What needs to be done ▸
Output the data word for word, dropping every image.

######

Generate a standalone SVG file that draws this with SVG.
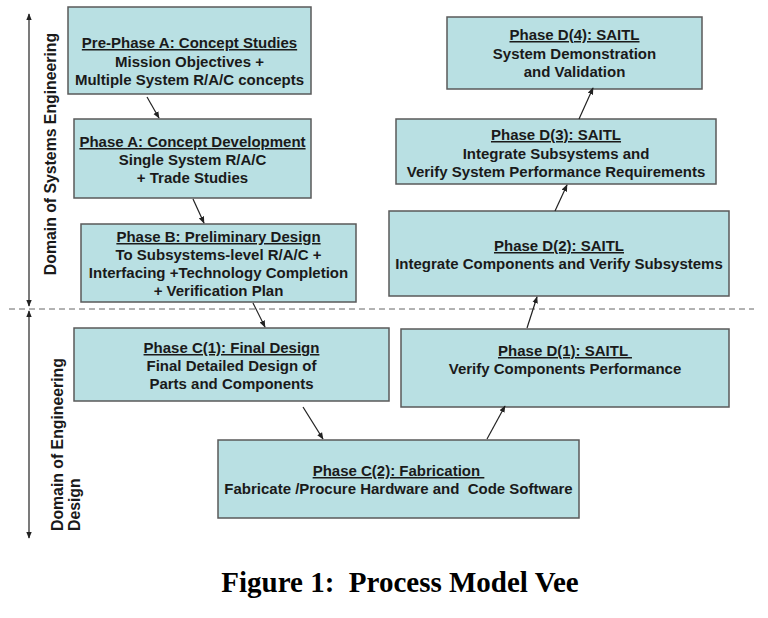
<svg xmlns="http://www.w3.org/2000/svg" width="768" height="618" viewBox="0 0 768 618">
<defs>
<style>
.box{fill:#b9e0e3;stroke:#5a5a5a;stroke-width:1.5}
.t{font-family:"Liberation Sans",Arial,sans-serif;font-weight:bold;font-size:15px;fill:#1a1a1a;text-anchor:middle;white-space:pre}
.u{text-decoration:underline}
.side{font-family:"Liberation Sans",Arial,sans-serif;font-weight:bold;font-size:15.8px;fill:#1a1a1a}
.c{stroke:#222;stroke-width:1.2;fill:none;marker-end:url(#ah)}
.cap{font-family:"Liberation Serif","Times New Roman",serif;font-weight:bold;font-size:29px;fill:#000;text-anchor:middle;white-space:pre}
</style>
<marker id="ah" viewBox="0 0 10 10" refX="9" refY="5" markerWidth="7" markerHeight="7" orient="auto" markerUnits="userSpaceOnUse">
<path d="M0,1 L10,5 L0,9 z" fill="#222"/>
</marker>
<marker id="ah2" viewBox="0 0 10 10" refX="9" refY="5" markerWidth="7" markerHeight="7" orient="auto-start-reverse" markerUnits="userSpaceOnUse">
<path d="M0,1 L10,5 L0,9 z" fill="#222"/>
</marker>
</defs>
<rect width="768" height="618" fill="#fff"/>

<g id="domains">
<line x1="29" y1="14" x2="29" y2="306" stroke="#222" stroke-width="1.2" marker-start="url(#ah2)" marker-end="url(#ah2)"/>
<line x1="29" y1="311" x2="29" y2="538" stroke="#222" stroke-width="1.2" marker-start="url(#ah2)" marker-end="url(#ah2)"/>
<line x1="9" y1="309" x2="754" y2="309" stroke="#666" stroke-width="1" stroke-dasharray="6,4"/>
<text class="side" transform="translate(56,154) rotate(-90)" text-anchor="middle">Domain of Systems Engineering</text>
<text class="side" transform="translate(63,531) rotate(-90)">Domain of Engineering</text>
<text class="side" transform="translate(80,531) rotate(-90)">Design</text>
</g>

<g id="prephaseA">
<rect class="box" x="68" y="7" width="243" height="87"/>
<text class="t" x="189.5" y="48"><tspan class="u">Pre-Phase A: Concept Studies</tspan><tspan x="189.5" dy="18.5">Mission Objectives +</tspan><tspan x="189.5" dy="18.5">Multiple System R/A/C concepts</tspan></text>
</g>

<g id="phaseA">
<rect class="box" x="74" y="119" width="237" height="79"/>
<text class="t" x="192.5" y="147"><tspan class="u">Phase A: Concept Development</tspan><tspan x="192.5" dy="18">Single System R/A/C</tspan><tspan x="192.5" dy="18">+ Trade Studies</tspan></text>
</g>

<g id="phaseB">
<rect class="box" x="81" y="224" width="275" height="78"/>
<text class="t" x="218.5" y="242"><tspan class="u">Phase B: Preliminary Design</tspan><tspan x="218.5" dy="18">To Subsystems-level R/A/C +</tspan><tspan x="218.5" dy="18">Interfacing +Technology Completion</tspan><tspan x="218.5" dy="18">+ Verification Plan</tspan></text>
</g>

<g id="phaseC1">
<rect class="box" x="74" y="328" width="315" height="73"/>
<text class="t" x="231.5" y="353"><tspan class="u">Phase C(1): Final Design</tspan><tspan x="231.5" dy="18">Final Detailed Design of</tspan><tspan x="231.5" dy="18">Parts and Components</tspan></text>
</g>

<g id="phaseC2">
<rect class="box" x="218" y="440" width="361" height="78"/>
<text class="t" x="398.5" y="476"><tspan class="u">Phase C(2): Fabrication </tspan><tspan x="398.5" dy="18">Fabricate /Procure Hardware and  Code Software</tspan></text>
</g>

<g id="phaseD1">
<rect class="box" x="401" y="329" width="328" height="78"/>
<text class="t" x="565" y="356"><tspan class="u">Phase D(1): SAITL </tspan><tspan x="565" dy="18">Verify Components Performance</tspan></text>
</g>

<g id="phaseD2">
<rect class="box" x="389" y="211" width="340" height="85"/>
<text class="t" x="559" y="251"><tspan class="u">Phase D(2): SAITL</tspan><tspan x="559" dy="18">Integrate Components and Verify Subsystems</tspan></text>
</g>

<g id="phaseD3">
<rect class="box" x="396" y="119" width="320" height="65"/>
<text class="t" x="556" y="140"><tspan class="u">Phase D(3): SAITL</tspan><tspan x="556" dy="18.5">Integrate Subsystems and</tspan><tspan x="556" dy="18.5">Verify System Performance Requirements</tspan></text>
</g>

<g id="phaseD4">
<rect class="box" x="447" y="17" width="255" height="72"/>
<text class="t" x="574.5" y="40"><tspan class="u">Phase D(4): SAITL</tspan><tspan x="574.5" dy="18.5">System Demonstration</tspan><tspan x="574.5" dy="18.5">and Validation</tspan></text>
</g>

<g id="connectors">
<line class="c" x1="147" y1="97" x2="159" y2="118"/>
<line class="c" x1="193" y1="199" x2="204" y2="223"/>
<line class="c" x1="253" y1="303" x2="265" y2="327"/>
<line class="c" x1="303" y1="407" x2="323" y2="439"/>
<line class="c" x1="487" y1="439" x2="505" y2="406"/>
<line class="c" x1="527" y1="328" x2="537" y2="297"/>
<line class="c" x1="555" y1="211" x2="567" y2="185"/>
<line class="c" x1="579" y1="119" x2="593" y2="88"/>
</g>

<text class="cap" x="400" y="592">Figure 1:  Process Model Vee</text>
</svg>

######

Output for this task ▸
Generate a standalone SVG file that draws this with SVG.
<svg xmlns="http://www.w3.org/2000/svg" width="768" height="618" viewBox="0 0 768 618">
<defs>
<style>
.box{fill:#b9e0e3;stroke:#5a5a5a;stroke-width:1.5}
.t{font-family:"Liberation Sans",Arial,sans-serif;font-weight:bold;font-size:15px;fill:#1a1a1a;text-anchor:middle;white-space:pre}
.u{text-decoration:underline}
.side{font-family:"Liberation Sans",Arial,sans-serif;font-weight:bold;font-size:15.8px;fill:#1a1a1a}
.c{stroke:#222;stroke-width:1.2;fill:none;marker-end:url(#ah)}
.cap{font-family:"Liberation Serif","Times New Roman",serif;font-weight:bold;font-size:29px;fill:#000;text-anchor:middle;white-space:pre}
</style>
<marker id="ah" viewBox="0 0 10 10" refX="9" refY="5" markerWidth="7" markerHeight="7" orient="auto" markerUnits="userSpaceOnUse">
<path d="M0,1 L10,5 L0,9 z" fill="#222"/>
</marker>
<marker id="ah2" viewBox="0 0 10 10" refX="9" refY="5" markerWidth="7" markerHeight="7" orient="auto-start-reverse" markerUnits="userSpaceOnUse">
<path d="M0,1 L10,5 L0,9 z" fill="#222"/>
</marker>
</defs>
<rect width="768" height="618" fill="#fff"/>

<g id="domains">
<line x1="29" y1="14" x2="29" y2="306" stroke="#222" stroke-width="1.2" marker-start="url(#ah2)" marker-end="url(#ah2)"/>
<line x1="29" y1="311" x2="29" y2="538" stroke="#222" stroke-width="1.2" marker-start="url(#ah2)" marker-end="url(#ah2)"/>
<line x1="9" y1="309" x2="754" y2="309" stroke="#666" stroke-width="1" stroke-dasharray="6,4"/>
<text class="side" transform="translate(56,154) rotate(-90)" text-anchor="middle">Domain of Systems Engineering</text>
<text class="side" transform="translate(63,531) rotate(-90)">Domain of Engineering</text>
<text class="side" transform="translate(80,531) rotate(-90)">Design</text>
</g>

<g id="prephaseA">
<rect class="box" x="68" y="7" width="243" height="87"/>
<text class="t" x="189.5" y="48"><tspan class="u">Pre-Phase A: Concept Studies</tspan><tspan x="189.5" dy="18.5">Mission Objectives +</tspan><tspan x="189.5" dy="18.5">Multiple System R/A/C concepts</tspan></text>
</g>

<g id="phaseA">
<rect class="box" x="74" y="119" width="237" height="79"/>
<text class="t" x="192.5" y="147"><tspan class="u">Phase A: Concept Development</tspan><tspan x="192.5" dy="18">Single System R/A/C</tspan><tspan x="192.5" dy="18">+ Trade Studies</tspan></text>
</g>

<g id="phaseB">
<rect class="box" x="81" y="224" width="275" height="78"/>
<text class="t" x="218.5" y="242"><tspan class="u">Phase B: Preliminary Design</tspan><tspan x="218.5" dy="18">To Subsystems-level R/A/C +</tspan><tspan x="218.5" dy="18">Interfacing +Technology Completion</tspan><tspan x="218.5" dy="18">+ Verification Plan</tspan></text>
</g>

<g id="phaseC1">
<rect class="box" x="74" y="328" width="315" height="73"/>
<text class="t" x="231.5" y="353"><tspan class="u">Phase C(1): Final Design</tspan><tspan x="231.5" dy="18">Final Detailed Design of</tspan><tspan x="231.5" dy="18">Parts and Components</tspan></text>
</g>

<g id="phaseC2">
<rect class="box" x="218" y="440" width="361" height="78"/>
<text class="t" x="398.5" y="476"><tspan class="u">Phase C(2): Fabrication </tspan><tspan x="398.5" dy="18">Fabricate /Procure Hardware and  Code Software</tspan></text>
</g>

<g id="phaseD1">
<rect class="box" x="401" y="329" width="328" height="78"/>
<text class="t" x="565" y="356"><tspan class="u">Phase D(1): SAITL </tspan><tspan x="565" dy="18">Verify Components Performance</tspan></text>
</g>

<g id="phaseD2">
<rect class="box" x="389" y="211" width="340" height="85"/>
<text class="t" x="559" y="251"><tspan class="u">Phase D(2): SAITL</tspan><tspan x="559" dy="18">Integrate Components and Verify Subsystems</tspan></text>
</g>

<g id="phaseD3">
<rect class="box" x="396" y="119" width="320" height="65"/>
<text class="t" x="556" y="140"><tspan class="u">Phase D(3): SAITL</tspan><tspan x="556" dy="18.5">Integrate Subsystems and</tspan><tspan x="556" dy="18.5">Verify System Performance Requirements</tspan></text>
</g>

<g id="phaseD4">
<rect class="box" x="447" y="17" width="255" height="72"/>
<text class="t" x="574.5" y="40"><tspan class="u">Phase D(4): SAITL</tspan><tspan x="574.5" dy="18.5">System Demonstration</tspan><tspan x="574.5" dy="18.5">and Validation</tspan></text>
</g>

<g id="connectors">
<line class="c" x1="147" y1="97" x2="159" y2="118"/>
<line class="c" x1="193" y1="199" x2="204" y2="223"/>
<line class="c" x1="253" y1="303" x2="265" y2="327"/>
<line class="c" x1="303" y1="407" x2="323" y2="439"/>
<line class="c" x1="487" y1="439" x2="505" y2="406"/>
<line class="c" x1="527" y1="328" x2="537" y2="297"/>
<line class="c" x1="555" y1="211" x2="567" y2="185"/>
<line class="c" x1="579" y1="119" x2="593" y2="88"/>
</g>

<text class="cap" x="400" y="592">Figure 1:  Process Model Vee</text>
</svg>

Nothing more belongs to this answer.